Abstract

An outstanding experimental issue in the physics of composites concerns the reliable extraction of the intrinsic dielectric characteristics from effective permittivity measurements of heterostructures. Though recent analytical and numerical models have made progress in tackling this question, their applicability is typically limited by the lack of information about the structural organization of the filler phase. As a follow-up of our earlier work [S. El Bouazzaoui et al. J. Appl. Phys. 106, 104 (2009), we report in this paper a systematic study of the intrinsic permittivity ɛ2 of the carbonaceous phase in carbon black (CB) loaded polymers. A variety of authors has suggested very early that ɛ2 can be modeled with a simple free-electron (Drude) metal model with static disorder.
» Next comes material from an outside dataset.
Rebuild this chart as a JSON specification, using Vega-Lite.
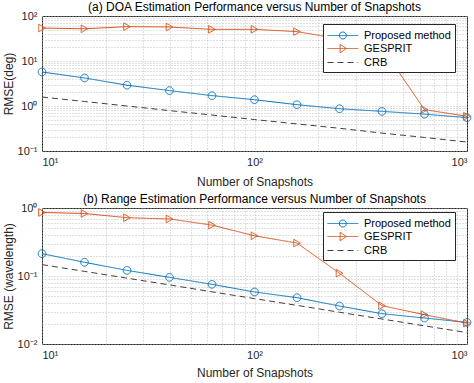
{
  "$schema": "https://vega.github.io/schema/vega-lite/v6.json",
  "padding": {"left": 1, "top": 0, "right": 6, "bottom": 0},
  "spacing": 4,
  "config": {
    "font": "Liberation Sans",
    "view": {"stroke": "#262626", "strokeWidth": 1},
    "axis": {
      "domain": false,
      "ticks": false,
      "grid": true,
      "gridDash": [1, 2],
      "gridColor": "#b0b0b0",
      "gridWidth": 0.8,
      "labelFontSize": 11,
      "labelColor": "#262626",
      "labelFont": "Liberation Sans",
      "titleFont": "Liberation Sans",
      "titleFontSize": 12,
      "titleFontWeight": "normal",
      "titleColor": "#262626",
      "labelPadding": 5,
      "labelOverlap": false
    },
    "title": {"font": "Liberation Sans", "fontSize": 12, "fontWeight": "normal", "color": "#000000", "offset": -4, "frame": "group"},
    "legend": {"labelFont": "Liberation Sans"}
  },
  "datasets": {
    "a": [
      {"N": 10, "series": "Proposed method", "v": 5.7},
      {"N": 15.85, "series": "Proposed method", "v": 4.2},
      {"N": 25.12, "series": "Proposed method", "v": 2.9},
      {"N": 39.81, "series": "Proposed method", "v": 2.2},
      {"N": 63.1, "series": "Proposed method", "v": 1.7},
      {"N": 100, "series": "Proposed method", "v": 1.38},
      {"N": 158.5, "series": "Proposed method", "v": 1.07},
      {"N": 251.2, "series": "Proposed method", "v": 0.87},
      {"N": 398.1, "series": "Proposed method", "v": 0.76},
      {"N": 631, "series": "Proposed method", "v": 0.66},
      {"N": 1000, "series": "Proposed method", "v": 0.55},
      {"N": 10, "series": "GESPRIT", "v": 54},
      {"N": 15.85, "series": "GESPRIT", "v": 52},
      {"N": 25.12, "series": "GESPRIT", "v": 58},
      {"N": 39.81, "series": "GESPRIT", "v": 57},
      {"N": 63.1, "series": "GESPRIT", "v": 50.5},
      {"N": 100, "series": "GESPRIT", "v": 50.5},
      {"N": 158.5, "series": "GESPRIT", "v": 45},
      {"N": 251.2, "series": "GESPRIT", "v": 31},
      {"N": 398.1, "series": "GESPRIT", "v": 20},
      {"N": 631, "series": "GESPRIT", "v": 0.83},
      {"N": 1000, "series": "GESPRIT", "v": 0.59},
      {"N": 10, "series": "CRB", "v": 1.58},
      {"N": 15.85, "series": "CRB", "v": 1.26},
      {"N": 25.12, "series": "CRB", "v": 1.0},
      {"N": 39.81, "series": "CRB", "v": 0.79},
      {"N": 63.1, "series": "CRB", "v": 0.63},
      {"N": 100, "series": "CRB", "v": 0.5},
      {"N": 158.5, "series": "CRB", "v": 0.4},
      {"N": 251.2, "series": "CRB", "v": 0.32},
      {"N": 398.1, "series": "CRB", "v": 0.25},
      {"N": 631, "series": "CRB", "v": 0.2},
      {"N": 1000, "series": "CRB", "v": 0.158}
    ],
    "b": [
      {"N": 10, "series": "Proposed method", "v": 0.213},
      {"N": 15.85, "series": "Proposed method", "v": 0.159},
      {"N": 25.12, "series": "Proposed method", "v": 0.121},
      {"N": 39.81, "series": "Proposed method", "v": 0.0955},
      {"N": 63.1, "series": "Proposed method", "v": 0.0754},
      {"N": 100, "series": "Proposed method", "v": 0.0582},
      {"N": 158.5, "series": "Proposed method", "v": 0.048},
      {"N": 251.2, "series": "Proposed method", "v": 0.0362},
      {"N": 398.1, "series": "Proposed method", "v": 0.0279},
      {"N": 631, "series": "Proposed method", "v": 0.0241},
      {"N": 1000, "series": "Proposed method", "v": 0.0208},
      {"N": 10, "series": "GESPRIT", "v": 0.86},
      {"N": 15.85, "series": "GESPRIT", "v": 0.83},
      {"N": 25.12, "series": "GESPRIT", "v": 0.72},
      {"N": 39.81, "series": "GESPRIT", "v": 0.69},
      {"N": 63.1, "series": "GESPRIT", "v": 0.56},
      {"N": 100, "series": "GESPRIT", "v": 0.39},
      {"N": 158.5, "series": "GESPRIT", "v": 0.305},
      {"N": 251.2, "series": "GESPRIT", "v": 0.11},
      {"N": 398.1, "series": "GESPRIT", "v": 0.0366},
      {"N": 631, "series": "GESPRIT", "v": 0.027},
      {"N": 1000, "series": "GESPRIT", "v": 0.0202},
      {"N": 10, "series": "CRB", "v": 0.147},
      {"N": 15.85, "series": "CRB", "v": 0.117},
      {"N": 25.12, "series": "CRB", "v": 0.093},
      {"N": 39.81, "series": "CRB", "v": 0.074},
      {"N": 63.1, "series": "CRB", "v": 0.0585},
      {"N": 100, "series": "CRB", "v": 0.0465},
      {"N": 158.5, "series": "CRB", "v": 0.037},
      {"N": 251.2, "series": "CRB", "v": 0.0293},
      {"N": 398.1, "series": "CRB", "v": 0.0233},
      {"N": 631, "series": "CRB", "v": 0.0185},
      {"N": 1000, "series": "CRB", "v": 0.0147}
    ]
  },
  "resolve": {
    "scale": {"x": "independent", "y": "independent", "color": "independent", "strokeDash": "independent", "shape": "independent"},
    "legend": {"color": "independent", "strokeDash": "independent", "shape": "independent"}
  },
  "vconcat": [
    {
      "title": "(a) DOA Estimation Performance versus Number of Snapshots",
      "width": 425,
      "height": 135,
      "data": {"name": "a"},
      "encoding": {
        "x": {"field": "N", "type": "quantitative", "title": "Number of Snapshots",
          "scale": {"type": "log", "domain": [10, 1000], "nice": false},
          "axis": {"values": [10,20,30,40,50,60,70,80,90,100,200,300,400,500,600,700,800,900,1000],
            "labelExpr": "datum.value==10?'10¹':datum.value==100?'10²':datum.value==1000?'10³':''", "titlePadding": 9}},
        "y": {"field": "v", "type": "quantitative", "title": "RMSE(deg)",
          "scale": {"type": "log", "domain": [0.1, 100], "nice": false},
          "axis": {"values": [0.1,0.2,0.3,0.4,0.5,0.6,0.7,0.8,0.9,1,2,3,4,5,6,7,8,9,10,20,30,40,50,60,70,80,90,100],
            "labelExpr": "datum.value==0.1?'10⁻¹':datum.value==1?'10⁰':datum.value==10?'10¹':datum.value==100?'10²':''", "titlePadding": 2}},
        "color": {"field": "series", "type": "nominal",
          "scale": {"domain": ["Proposed method", "GESPRIT", "CRB"], "range": ["#0072BD", "#D95319", "#404040"]},
          "legend": {"title": null, "orient": "none", "legendX": 281, "legendY": 8,
            "fillColor": "white", "strokeColor": "#262626", "padding": 4, "labelFontSize": 11, "labelColor": "#000000",
            "symbolSize": 196, "symbolStrokeWidth": 1, "rowPadding": 0, "labelOffset": 22,
            "encode": {"symbols": {"update": {"shape": {"signal": "datum.value==='CRB' ? 'M-1,0H3.4' : datum.value==='GESPRIT' ? 'M-1,0H3.4M0.8,-0.6L1.7,0L0.8,0.6Z' : 'M-1,0H3.4M1.7,0A0.5,0.5 0 1,1 0.7,0A0.5,0.5 0 1,1 1.7,0'"}, "fill": {"value": "transparent"}}}}}},
        "strokeDash": {"field": "series", "type": "nominal",
          "scale": {"domain": ["Proposed method", "GESPRIT", "CRB"], "range": [[1, 0], [1, 0], [6, 4]]},
          "legend": {"title": null, "orient": "none", "legendX": 281, "legendY": 8}}
      },
      "layer": [
        {"mark": {"type": "line", "strokeWidth": 1}},
        {"transform": [{"filter": "datum.series !== 'CRB'"}],
          "mark": {"type": "point", "filled": false, "size": 58, "strokeWidth": 1, "opacity": 1},
          "encoding": {"shape": {"field": "series", "type": "nominal",
            "scale": {"domain": ["Proposed method", "GESPRIT"], "range": ["circle", "triangle-right"]}, "legend": null},
            "strokeDash": {"value": [1, 0]}}}
      ]
    },
    {
      "title": "(b) Range Estimation Performance versus Number of Snapshots",
      "width": 425,
      "height": 136,
      "data": {"name": "b"},
      "encoding": {
        "x": {"field": "N", "type": "quantitative", "title": "Number of Snapshots",
          "scale": {"type": "log", "domain": [10, 1000], "nice": false},
          "axis": {"values": [10,20,30,40,50,60,70,80,90,100,200,300,400,500,600,700,800,900,1000],
            "labelExpr": "datum.value==10?'10¹':datum.value==100?'10²':datum.value==1000?'10³':''", "titlePadding": 7}},
        "y": {"field": "v", "type": "quantitative", "title": "RMSE (wavelength)",
          "scale": {"type": "log", "domain": [0.01, 1], "nice": false},
          "axis": {"values": [0.01,0.02,0.03,0.04,0.05,0.06,0.07,0.08,0.09,0.1,0.2,0.3,0.4,0.5,0.6,0.7,0.8,0.9,1],
            "labelExpr": "datum.value==0.01?'10⁻²':datum.value==0.1?'10⁻¹':datum.value==1?'10⁰':''", "titlePadding": 2}},
        "color": {"field": "series", "type": "nominal",
          "scale": {"domain": ["Proposed method", "GESPRIT", "CRB"], "range": ["#0072BD", "#D95319", "#404040"]},
          "legend": {"title": null, "orient": "none", "legendX": 281, "legendY": 4,
            "fillColor": "white", "strokeColor": "#262626", "padding": 4, "labelFontSize": 11, "labelColor": "#000000",
            "symbolSize": 196, "symbolStrokeWidth": 1, "rowPadding": 0, "labelOffset": 22,
            "encode": {"symbols": {"update": {"shape": {"signal": "datum.value==='CRB' ? 'M-1,0H3.4' : datum.value==='GESPRIT' ? 'M-1,0H3.4M0.8,-0.6L1.7,0L0.8,0.6Z' : 'M-1,0H3.4M1.7,0A0.5,0.5 0 1,1 0.7,0A0.5,0.5 0 1,1 1.7,0'"}, "fill": {"value": "transparent"}}}}}},
        "strokeDash": {"field": "series", "type": "nominal",
          "scale": {"domain": ["Proposed method", "GESPRIT", "CRB"], "range": [[1, 0], [1, 0], [6, 4]]},
          "legend": {"title": null, "orient": "none", "legendX": 281, "legendY": 4}}
      },
      "layer": [
        {"mark": {"type": "line", "strokeWidth": 1}},
        {"transform": [{"filter": "datum.series !== 'CRB'"}],
          "mark": {"type": "point", "filled": false, "size": 58, "strokeWidth": 1, "opacity": 1},
          "encoding": {"shape": {"field": "series", "type": "nominal",
            "scale": {"domain": ["Proposed method", "GESPRIT"], "range": ["circle", "triangle-right"]}, "legend": null},
            "strokeDash": {"value": [1, 0]}}}
      ]
    }
  ]
}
Despite the interest in the physics of carbonaceous materials, there have been few experimental tests of this assumption, in part, due to the experimental challenge of measuring ɛ2. Here, this interpretation is questioned by an analysis of the frequency-dependent complex effective permittivity of these lossy conductor-insulator composites using the Hashin-Shtrikman bounds of the effective medium approximation. For the materials investigated over the range of frequencies explored (10–104 kHz) it is found that ɛ2 can be written as ɛ2=ɛ2'-iɛ2′′ with ɛ2''>>|ɛ2'|. We critically evaluate the possibility that the estimates of ɛ2 are related to Drude model. We found that the intrinsic permittivity of the carbonaceous phase dispersed in the composite materials investigated is consistent with the dielectric response described by the Drude metal model in a percolative morphology. The sensitivity of this method is fundamentally related to the complexity of the morphological changes which occur during mechanical mixing, i.e., interphase formation, CB particles aggregation. Such knowledge can be used to determine the role of the conducting states at the interface between insulating polymer chains and carbonaceous phase.